Are you an Adobe Premiere Pro editor that’s frequently in and out of After Effects?  Then you need to have easy ways to move projects and pieces of projects from Premiere Pro to After Effects and also the other way around.  Many of these workflows are well documented across the internet, but I’m here to tell you about an easy trick that isn’t that widely known.  Check out the video below to learn the easiest and fastest way to move between the two programs.  Then read on for some more helpful ways to bring Premiere Pro sequences into After Effects.


The Easiest Premiere Pro to After Effects Workflow?

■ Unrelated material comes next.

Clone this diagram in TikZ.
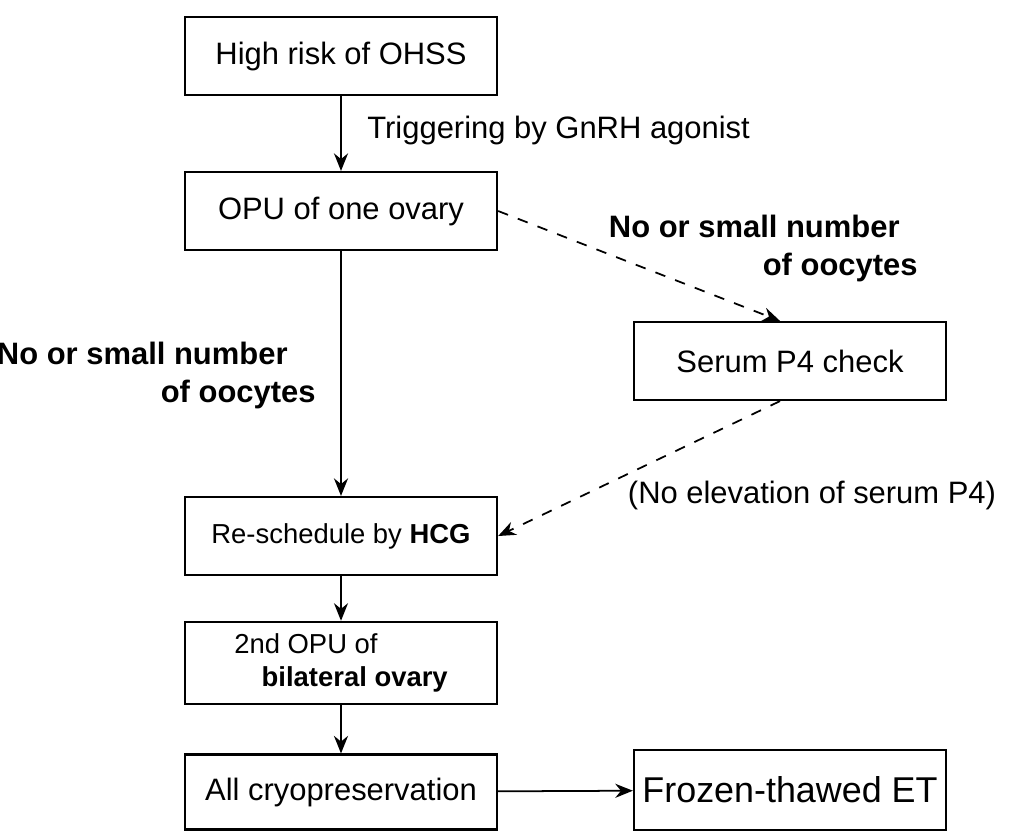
\documentclass[tikz,border=0pt]{standalone}
\usepackage{fontspec}
\setmainfont{Liberation Sans}
\usetikzlibrary{arrows.meta}
\begin{document}
\begin{tikzpicture}[x=0.01cm, y=-0.01cm,
    box/.style={rectangle, draw, line width=0.6pt, minimum width=3.12cm, minimum height=0.78cm, align=center, font=\fontsize{8.8}{10.5}\selectfont},
    arrow/.style={-{Stealth[length=5pt,width=4pt]}, line width=0.5pt},
    dashedarrow/.style={arrow, dashed},
    lbl/.style={font=\fontsize{8.8}{10.5}\selectfont},
    boldlbl/.style={font=\fontsize{8.8}{10.8}\selectfont\bfseries, align=right}
]
    \useasboundingbox (0,0) rectangle (1009,838);
    % Boxes
    \node[box] (risk) at (341,56) {High risk of OHSS};
    \node[box] (opu) at (341,211) {OPU of one ovary};
    \node[box] (serum) at (790,361) {Serum P4 check};
    \node[box, font=\fontsize{7.8}{9.5}\selectfont] (resched) at (341,536) {Re-schedule by \textbf{HCG}};
    \node[box, font=\fontsize{7.8}{9.5}\selectfont, align=left] (second) at (341,663) {2nd OPU of\\\hspace*{1.0em}\textbf{bilateral ovary}};
    \node[box, minimum height=0.75cm] (cryo) at (341,792) {All cryopreservation};
    \node[box, minimum height=0.8cm, inner xsep=2pt, font=\fontsize{10.2}{12}\selectfont] (frozen) at (790,790) {Frozen-thawed ET};

    % Connections
    \draw[arrow] (risk) -- (opu);
    \node[lbl, anchor=west] (trig) at (355,130) {Triggering by GnRH agonist};
    \draw[arrow] (opu) -- (resched);
    \node[boldlbl, anchor=east] (few1) at (328,375) {No or small number\hspace*{0.28cm}\\of oocytes};
    \draw[dashedarrow] (opu.east) -- (serum.north -| 780,0);
    \node[boldlbl, anchor=east] (few2) at (930,248) {No or small number\hspace*{0.18cm}\\of oocytes};
    \draw[dashedarrow] (serum.south -| 780,0) -- (resched.east);
    \node[lbl] (noelev) at (812,495) {(No elevation of serum P4)};
    \draw[arrow] (resched) -- (second);
    \draw[arrow] (second) -- (cryo);
    \draw[arrow] (cryo) -- (frozen);
\end{tikzpicture}
\end{document}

Copy and Paste.  Yes, it’s seriously as simple as copying and pasting from Premiere Pro to After Effects or vice versa.  This method is quick and easy for finding the perfect clips for your After Effects projects, marking in / out points, and then simply copying / pasting that clip or clips directly into an After Effects comp.  What’s really amazing is the copy / paste method can also bring clip attributes like effects, masks, and transform properties from one program to the other.

Unfortunately this sweet trick isn’t perfect.  Because the nature of Premiere Pro and After Effects is inherently different, not everything can copy across the magic Adobe pipeline.  Sometimes an effect won’t copy and other times how the effect copies isn’t quite right.  In the end it’s a process of trial and error for what works and what doesn’t, but since the workflow is so fast, it never hurts to try.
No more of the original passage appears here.